● Data rows:
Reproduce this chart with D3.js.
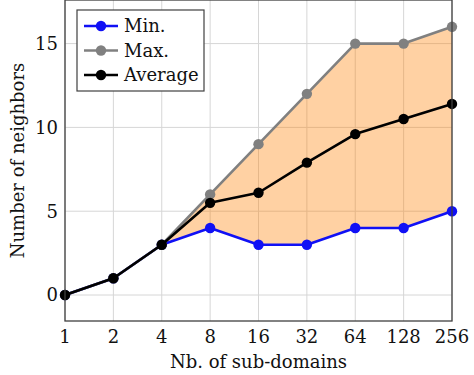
<!DOCTYPE html>
<html>
<head>
<meta charset="utf-8">
<script src="https://cdn.jsdelivr.net/npm/d3@7"></script>
<style>
  body { margin: 0; background: #fff; }
  svg { display: block; }
  svg text { font-family: 'DejaVu Serif', serif; }
</style>
</head>
<body>
<div id="chart"></div>
<script>
const subDomains = [1, 2, 4, 8, 16, 32, 64, 128, 256]
const minValues = [0, 1, 3, 4, 3, 3, 4, 4, 5]
const maxValues = [0, 1, 3, 6, 9, 12, 15, 15, 16]
const avgValues = [0, 1, 3, 5.5, 6.1, 7.9, 9.6, 10.5, 11.4]
const yTicks = [0, 5, 10, 15]

const width = 474, height = 375
const plotLeft = 65, plotRight = 452, plotTop = 0, plotBottom = 321
const fontSize = 18

const x = d3.scaleLog().base(2).domain([1, 256]).range([plotLeft, plotRight])
const y = d3.scaleLinear().domain([-1.55, 17.6]).range([plotBottom, plotTop])

const svg = d3.select('#chart').append('svg')
  .attr('width', width)
  .attr('height', height)

// grid
svg.append('g').selectAll('line').data(subDomains).join('line')
  .attr('x1', d => x(d)).attr('x2', d => x(d))
  .attr('y1', plotTop).attr('y2', plotBottom)
  .attr('stroke', '#d6d6d6').attr('stroke-width', 1)
svg.append('g').selectAll('line').data(yTicks).join('line')
  .attr('x1', plotLeft).attr('x2', plotRight)
  .attr('y1', d => y(d)).attr('y2', d => y(d))
  .attr('stroke', '#d6d6d6').attr('stroke-width', 1)

// area between min and max
const area = d3.area()
  .x((d, i) => x(subDomains[i]))
  .y0((d, i) => y(minValues[i]))
  .y1(d => y(d))
svg.append('path')
  .datum(maxValues)
  .attr('d', area)
  .attr('fill', 'rgb(255,128,0)')
  .attr('fill-opacity', 0.36)

const series = [
  { name: 'Min.', values: minValues, color: '#1010f5' },
  { name: 'Max.', values: maxValues, color: '#808080' },
  { name: 'Average', values: avgValues, color: '#000000' }
]

const line = d3.line().x((d, i) => x(subDomains[i])).y(d => y(d))

series.forEach(s => {
  const g = svg.append('g')
  g.append('path')
    .datum(s.values)
    .attr('d', line)
    .attr('fill', 'none')
    .attr('stroke', s.color)
    .attr('stroke-width', 2.6)
    .attr('stroke-linejoin', 'round')
  g.selectAll('circle').data(s.values).join('circle')
    .attr('cx', (d, i) => x(subDomains[i]))
    .attr('cy', d => y(d))
    .attr('r', 5.2)
    .attr('fill', s.color)
})

// frame
svg.append('rect')
  .attr('x', plotLeft).attr('y', plotTop)
  .attr('width', plotRight - plotLeft).attr('height', plotBottom - plotTop)
  .attr('fill', 'none')
  .attr('stroke', '#404040')
  .attr('stroke-width', 1.3)

// tick labels
svg.append('g').selectAll('text').data(subDomains).join('text')
  .attr('x', d => x(d))
  .attr('y', 343)
  .attr('text-anchor', 'middle')
  .attr('font-size', fontSize)
  .attr('fill', '#111')
  .text(d => d)
svg.append('g').selectAll('text').data(yTicks).join('text')
  .attr('x', 58)
  .attr('y', d => y(d))
  .attr('dy', '0.35em')
  .attr('text-anchor', 'end')
  .attr('font-size', fontSize)
  .attr('fill', '#111')
  .text(d => d)

// axis titles
svg.append('text')
  .attr('x', (plotLeft + plotRight) / 2)
  .attr('y', 368)
  .attr('text-anchor', 'middle')
  .attr('font-size', fontSize)
  .attr('fill', '#111')
  .text('Nb. of sub-domains')
svg.append('text')
  .attr('transform', `translate(24,${(plotTop + plotBottom) / 2}) rotate(-90)`)
  .attr('text-anchor', 'middle')
  .attr('font-size', fontSize)
  .attr('fill', '#111')
  .text('Number of neighbors')

// legend
const legend = svg.append('g')
legend.append('rect')
  .attr('x', 77).attr('y', 10)
  .attr('width', 127).attr('height', 81)
  .attr('fill', '#fff')
  .attr('stroke', '#404040')
  .attr('stroke-width', 1.2)
series.forEach((s, i) => {
  const cy = 26 + i * 24.5
  legend.append('line')
    .attr('x1', 84).attr('x2', 118)
    .attr('y1', cy).attr('y2', cy)
    .attr('stroke', s.color).attr('stroke-width', 2.6)
  legend.append('circle')
    .attr('cx', 101).attr('cy', cy).attr('r', 5.2)
    .attr('fill', s.color)
  legend.append('text')
    .attr('x', 124).attr('y', cy)
    .attr('dy', '0.35em')
    .attr('font-size', fontSize)
    .attr('fill', '#111')
    .text(s.name)
})
</script>
</body>
</html>
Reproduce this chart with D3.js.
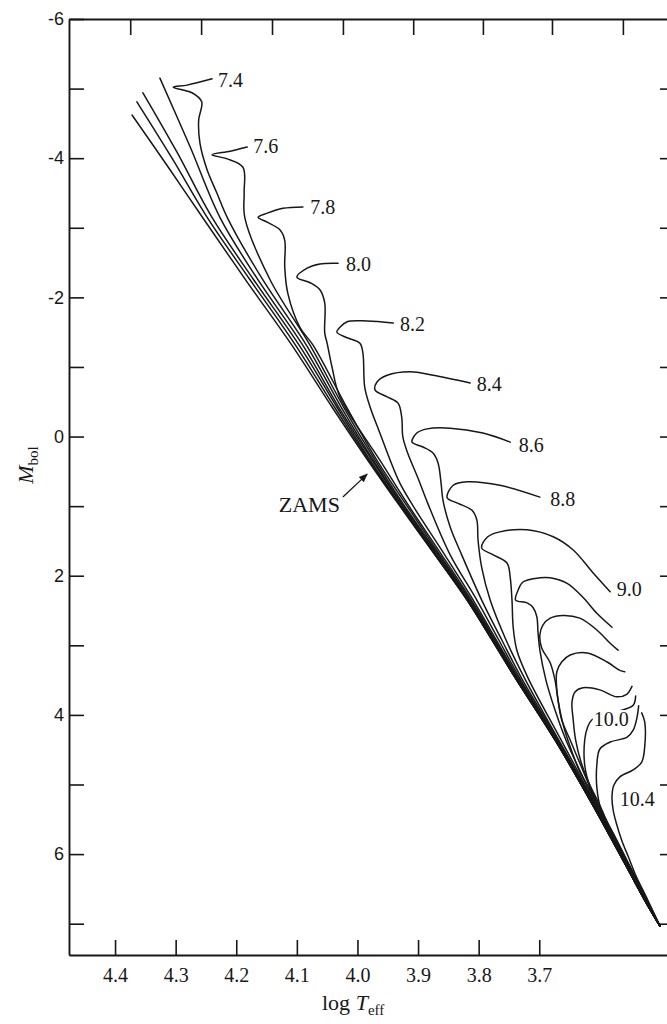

● Exercise objective: Quote every record above exactly, leaving out any pictures.

● Task output:
Reproduce this chart with D3.js.
<!DOCTYPE html>
<html>
<head>
<meta charset="utf-8">
<script src="https://cdn.jsdelivr.net/npm/d3@7"></script>
<style>
  body { margin: 0; background: #fff; }
  svg { display: block; }
  svg text { font-family: 'DejaVu Serif', serif; }
</style>
</head>
<body>
<div id="chart"></div>
<script>
const subDomains = [1, 2, 4, 8, 16, 32, 64, 128, 256]
const minValues = [0, 1, 3, 4, 3, 3, 4, 4, 5]
const maxValues = [0, 1, 3, 6, 9, 12, 15, 15, 16]
const avgValues = [0, 1, 3, 5.5, 6.1, 7.9, 9.6, 10.5, 11.4]
const yTicks = [0, 5, 10, 15]

const width = 474, height = 375
const plotLeft = 65, plotRight = 452, plotTop = 0, plotBottom = 321
const fontSize = 18

const x = d3.scaleLog().base(2).domain([1, 256]).range([plotLeft, plotRight])
const y = d3.scaleLinear().domain([-1.55, 17.6]).range([plotBottom, plotTop])

const svg = d3.select('#chart').append('svg')
  .attr('width', width)
  .attr('height', height)

// grid
svg.append('g').selectAll('line').data(subDomains).join('line')
  .attr('x1', d => x(d)).attr('x2', d => x(d))
  .attr('y1', plotTop).attr('y2', plotBottom)
  .attr('stroke', '#d6d6d6').attr('stroke-width', 1)
svg.append('g').selectAll('line').data(yTicks).join('line')
  .attr('x1', plotLeft).attr('x2', plotRight)
  .attr('y1', d => y(d)).attr('y2', d => y(d))
  .attr('stroke', '#d6d6d6').attr('stroke-width', 1)

// area between min and max
const area = d3.area()
  .x((d, i) => x(subDomains[i]))
  .y0((d, i) => y(minValues[i]))
  .y1(d => y(d))
svg.append('path')
  .datum(maxValues)
  .attr('d', area)
  .attr('fill', 'rgb(255,128,0)')
  .attr('fill-opacity', 0.36)

const series = [
  { name: 'Min.', values: minValues, color: '#1010f5' },
  { name: 'Max.', values: maxValues, color: '#808080' },
  { name: 'Average', values: avgValues, color: '#000000' }
]

const line = d3.line().x((d, i) => x(subDomains[i])).y(d => y(d))

series.forEach(s => {
  const g = svg.append('g')
  g.append('path')
    .datum(s.values)
    .attr('d', line)
    .attr('fill', 'none')
    .attr('stroke', s.color)
    .attr('stroke-width', 2.6)
    .attr('stroke-linejoin', 'round')
  g.selectAll('circle').data(s.values).join('circle')
    .attr('cx', (d, i) => x(subDomains[i]))
    .attr('cy', d => y(d))
    .attr('r', 5.2)
    .attr('fill', s.color)
})

// frame
svg.append('rect')
  .attr('x', plotLeft).attr('y', plotTop)
  .attr('width', plotRight - plotLeft).attr('height', plotBottom - plotTop)
  .attr('fill', 'none')
  .attr('stroke', '#404040')
  .attr('stroke-width', 1.3)

// tick labels
svg.append('g').selectAll('text').data(subDomains).join('text')
  .attr('x', d => x(d))
  .attr('y', 343)
  .attr('text-anchor', 'middle')
  .attr('font-size', fontSize)
  .attr('fill', '#111')
  .text(d => d)
svg.append('g').selectAll('text').data(yTicks).join('text')
  .attr('x', 58)
  .attr('y', d => y(d))
  .attr('dy', '0.35em')
  .attr('text-anchor', 'end')
  .attr('font-size', fontSize)
  .attr('fill', '#111')
  .text(d => d)

// axis titles
svg.append('text')
  .attr('x', (plotLeft + plotRight) / 2)
  .attr('y', 368)
  .attr('text-anchor', 'middle')
  .attr('font-size', fontSize)
  .attr('fill', '#111')
  .text('Nb. of sub-domains')
svg.append('text')
  .attr('transform', `translate(24,${(plotTop + plotBottom) / 2}) rotate(-90)`)
  .attr('text-anchor', 'middle')
  .attr('font-size', fontSize)
  .attr('fill', '#111')
  .text('Number of neighbors')

// legend
const legend = svg.append('g')
legend.append('rect')
  .attr('x', 77).attr('y', 10)
  .attr('width', 127).attr('height', 81)
  .attr('fill', '#fff')
  .attr('stroke', '#404040')
  .attr('stroke-width', 1.2)
series.forEach((s, i) => {
  const cy = 26 + i * 24.5
  legend.append('line')
    .attr('x1', 84).attr('x2', 118)
    .attr('y1', cy).attr('y2', cy)
    .attr('stroke', s.color).attr('stroke-width', 2.6)
  legend.append('circle')
    .attr('cx', 101).attr('cy', cy).attr('r', 5.2)
    .attr('fill', s.color)
  legend.append('text')
    .attr('x', 124).attr('y', cy)
    .attr('dy', '0.35em')
    .attr('font-size', fontSize)
    .attr('fill', '#111')
    .text(s.name)
})
</script>
</body>
</html>
Reproduce this chart with D3.js.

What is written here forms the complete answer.